Seizing the liquor license was a practical matter. OTR can sell the asset to cover the delinquent tax bill. Bowie’s not sure what the license could fetch at auction, but in West Dupont Circle, which is limited to 30 retail liquor licenses under a moratorium, it’s one helluva seller’s market. “We were on the verge of preparing to sell the liquor license,” says Bowie, but on Feb. 13, the restaurant filed Chapter 7 bankruptcy, which “precluded us from selling the liquor license because it is an asset of the business.”
The matter is now in the hands of Wendell W. Webster, who’s first trying to sell both the license and the restaurant as a package to pay off creditors and help recoup some of 21 P’s original $500,000 investment. The court must sign off on any deal.

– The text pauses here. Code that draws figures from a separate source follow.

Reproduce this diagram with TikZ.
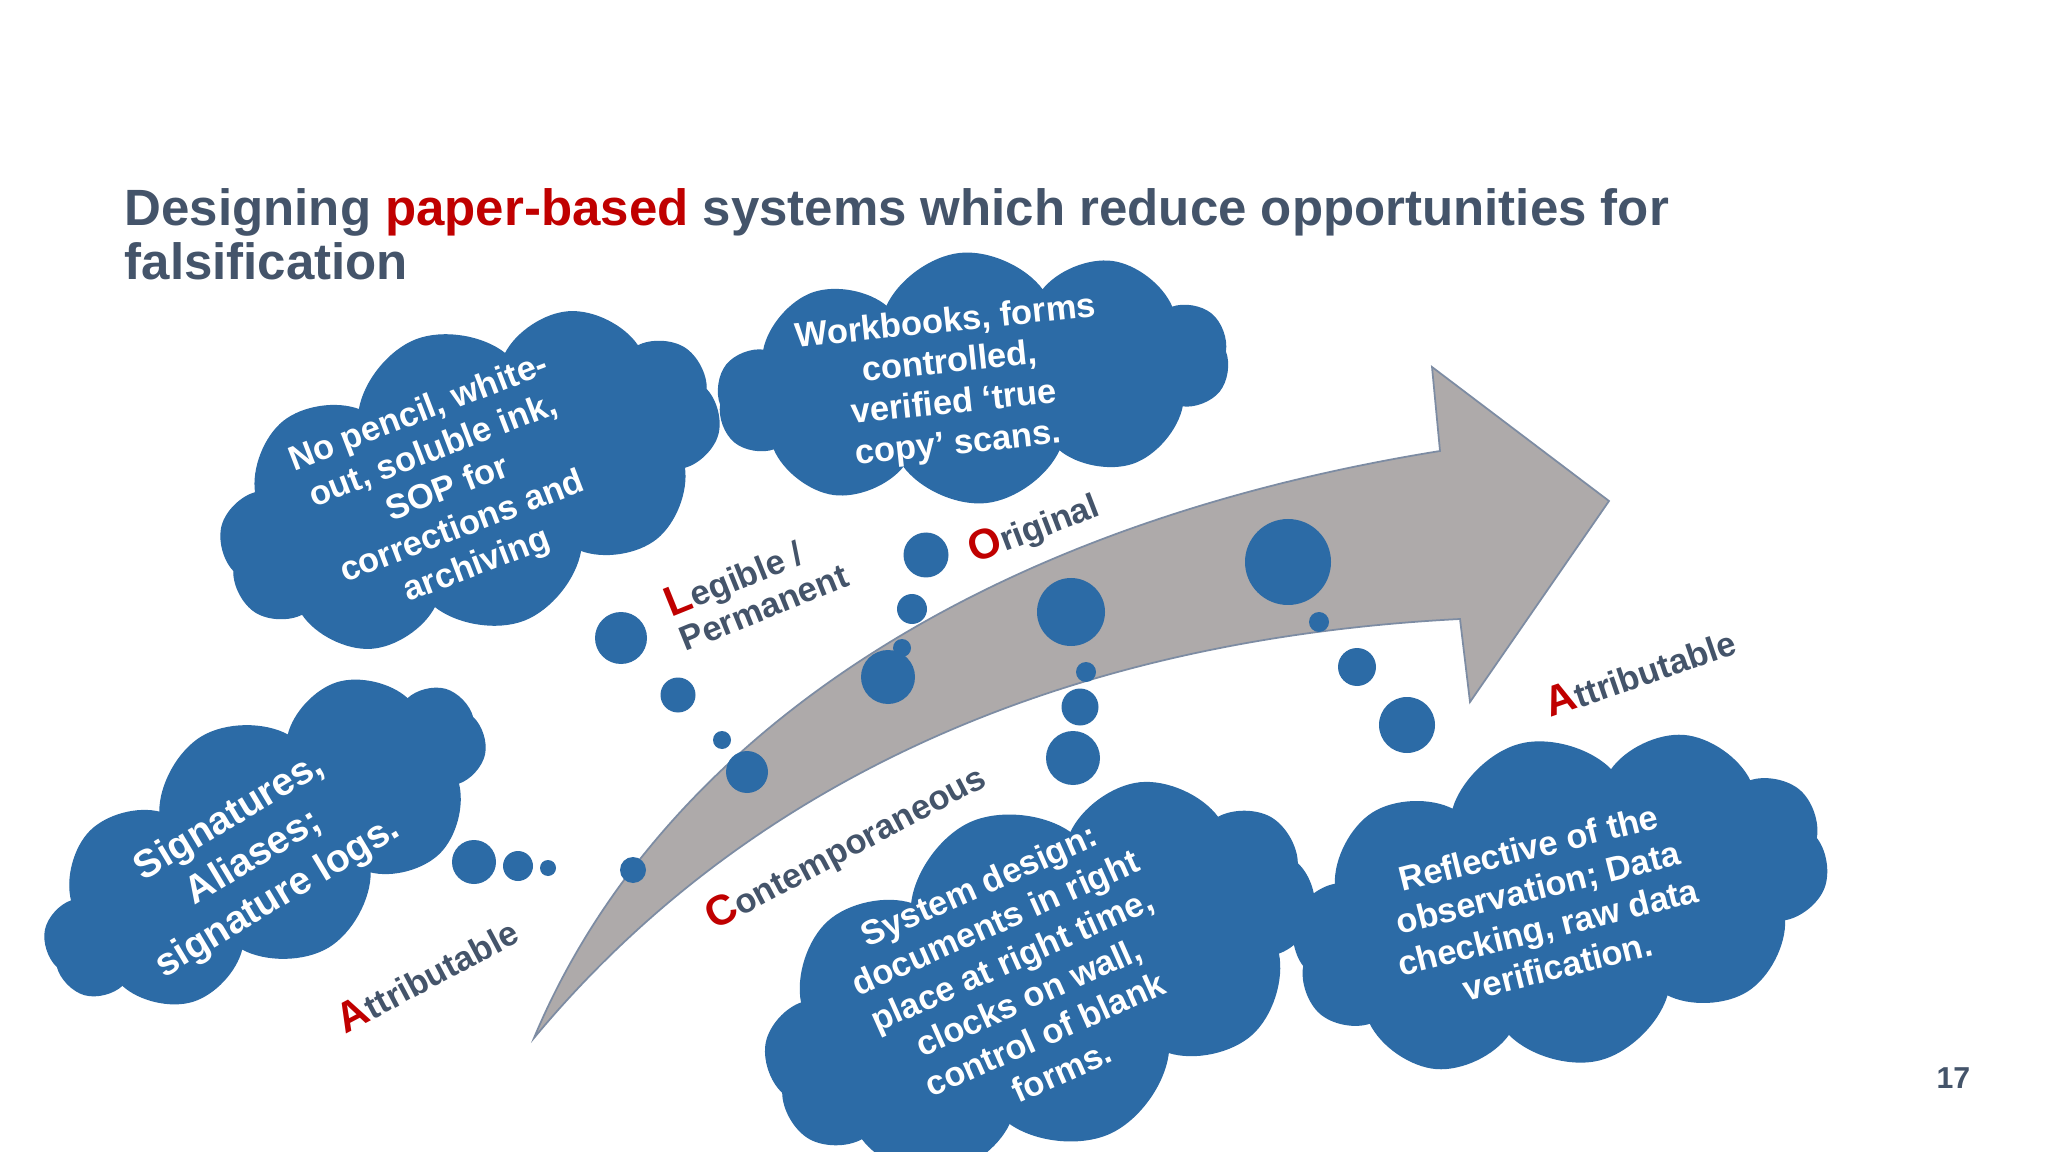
\documentclass[tikz,border=0pt]{standalone}
\usepackage{fontspec}
\setmainfont{Liberation Sans}
\usepackage{tikz}
\usetikzlibrary{shapes.symbols}
\definecolor{slidegray}{HTML}{44546A}
\definecolor{slidered}{HTML}{C00000}
\definecolor{cloudblue}{HTML}{2C6BA6}
\definecolor{arrowgray}{HTML}{AEAAAA}
\definecolor{arrowedge}{HTML}{7D8CA3}
\tikzset{
  headline/.style={anchor=base west, inner sep=0pt, text=slidegray, font=\bfseries\fontsize{14.5}{15.4}\selectfont},
  thought/.style={cloud, cloud puffs=10, cloud puff arc=120, fill=cloudblue, draw=cloudblue, inner sep=0pt},
  thoughttext/.style={text=white, font=\bfseries\fontsize{9.8}{11.6}\selectfont, align=center, inner sep=0pt},
  alcoa/.style={text=slidegray, font=\bfseries\fontsize{9.8}{10.6}\selectfont, align=left, inner sep=0pt},
  bubble/.style={fill=cloudblue}
}
\newcommand{\firstletter}[1]{{\color{slidered}\fontsize{12}{12}\selectfont #1}}

\begin{document}
\begin{tikzpicture}[x=0.01cm, y=-0.01cm]
  \path[use as bounding box, fill=white] (0,0) rectangle (2048,1152);

  % title
  \node[headline] (title) at (124,226) {Designing \textcolor{slidered}{paper-based} systems which reduce opportunities for};
  \node[headline] (title2) at (124,280) {falsification};

  % big curved arrow
  \coordinate (tail) at (534,1038);
  \fill[arrowgray, draw=arrowedge, line width=0.5pt] (tail) .. controls (650,760) and (950,530) .. (1440,451)
    -- (1432,367) -- (1609,501) -- (1470,702) -- (1460,619)
    .. controls (1050,640) and (740,790) .. (tail) -- cycle;

  % clouds
  \node[thought, rotate=21, minimum width=5.2cm, minimum height=3.0cm] (pencil) at (470,480) {};
  \node[thought, rotate=6, minimum width=5.12cm, minimum height=2.5cm] (forms) at (973,378) {};
  \node[thought, rotate=31, minimum width=4.9cm, minimum height=2.45cm] (signs) at (265,842) {};
  \node[thought, rotate=24, minimum width=5.8cm, minimum height=3.4cm] (design) at (1040,978) {};
  \node[thought, rotate=14, minimum width=5.45cm, minimum height=3.25cm] (reflect) at (1560,902) {};

  % bubbles
  \foreach \x/\y/\r in {474/862/22, 518/866/15, 548/868/8, 633/870/13,
                        621/638/26, 678/695/17.5, 722/740/9, 747/772/21,
                        926/555/22.5, 912/609/15, 902/648/9, 888/677/27,
                        1071/612/34, 1086/672/10, 1080/707/18.5, 1073/758/27,
                        1288/562/43, 1319/622/10, 1357/667/19, 1407/725/28}
    \fill[bubble] (\x,\y) circle (\r);

  % cloud texts
  \node[thoughttext, rotate=21] (pencilt) at (448,490) {No pencil, white-\\out, soluble ink,\\SOP for\\corrections and\\archiving};
  \node[thoughttext, rotate=6] (formst) at (952,384) {Workbooks, forms\\controlled,\\verified ‘true\\copy’ scans.};
  \node[thoughttext, rotate=31, font=\bfseries\fontsize{11.1}{13.3}\selectfont] (signst) at (254,858) {Signatures,\\Aliases;\\signature logs.};
  \node[thoughttext, rotate=24] (designt) at (1020,978) {System design:\\documents in right\\place at right time,\\clocks on wall,\\control of blank\\forms.};
  \node[thoughttext, rotate=14] (reflectt) at (1543,907) {Reflective of the\\observation; Data\\checking, raw data\\verification.};

  % ALCOA labels
  \node[alcoa, rotate=22] (legible) at (756,588) {\firstletter{L}egible /\\Permanent};
  \node[alcoa, rotate=21] (original) at (1034,529) {\firstletter{O}riginal};
  \node[alcoa, rotate=28] (contemp) at (846,848) {\firstletter{C}ontemporaneous};
  \node[alcoa, rotate=28] (attrleft) at (427,975) {\firstletter{A}ttributable};
  \node[alcoa, rotate=19] (attrright) at (1640,672) {\firstletter{A}ttributable};

  % slide number
  \node[anchor=base east, inner sep=0pt, text=slidegray, font=\bfseries\fontsize{8.6}{9}\selectfont] (pageno) at (1971,1088) {17};
\end{tikzpicture}
\end{document}
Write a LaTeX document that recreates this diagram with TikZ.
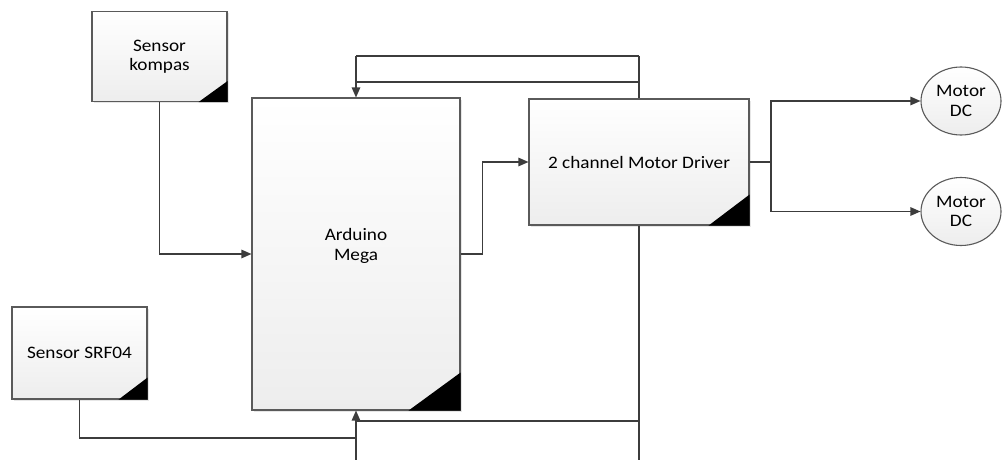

Both Ruth Gresser at Pizzeria Paradiso and Frank Ruta at Palena wouldn’t mind getting their hands on 21 P’s license, if not its restaurant.
Gresser wants to expand her tiny Dupont Circle operation, which currently seats about 35 customers. She already has the perfect location: the former health food store below her pizzeria. But she cannot simply apply her liquor license to the neighboring location; D.C. law limits “lateral expansion” in spaces not licensed to sell alcohol, Gresser says.
With no second license in hand, Gresser has no reason to lease the health-food space. But “things could change if I had access to selling liquor down there,” she says. She’s now looking into the fire sale of 21 P’s license.
As for Ruta, it looks like 21 P’s demise came too late. The chef has been talking intermittently for months with longtime investor John R. Phillips about moving Palena into a retail space on P Street behind the Blaine Mansion, which Phillips owns. But the lack of an available liquor license has always been the sticking point.
“I heard that license was available,” says Ruta, who e-mailed Phillips about the opportunity. Phillips, however, thought it was “too late for our project,” Ruta recalls. It seems Phillips couldn’t afford to wait for Palena to secure a license and decided to “develop the property without the restaurant plans.”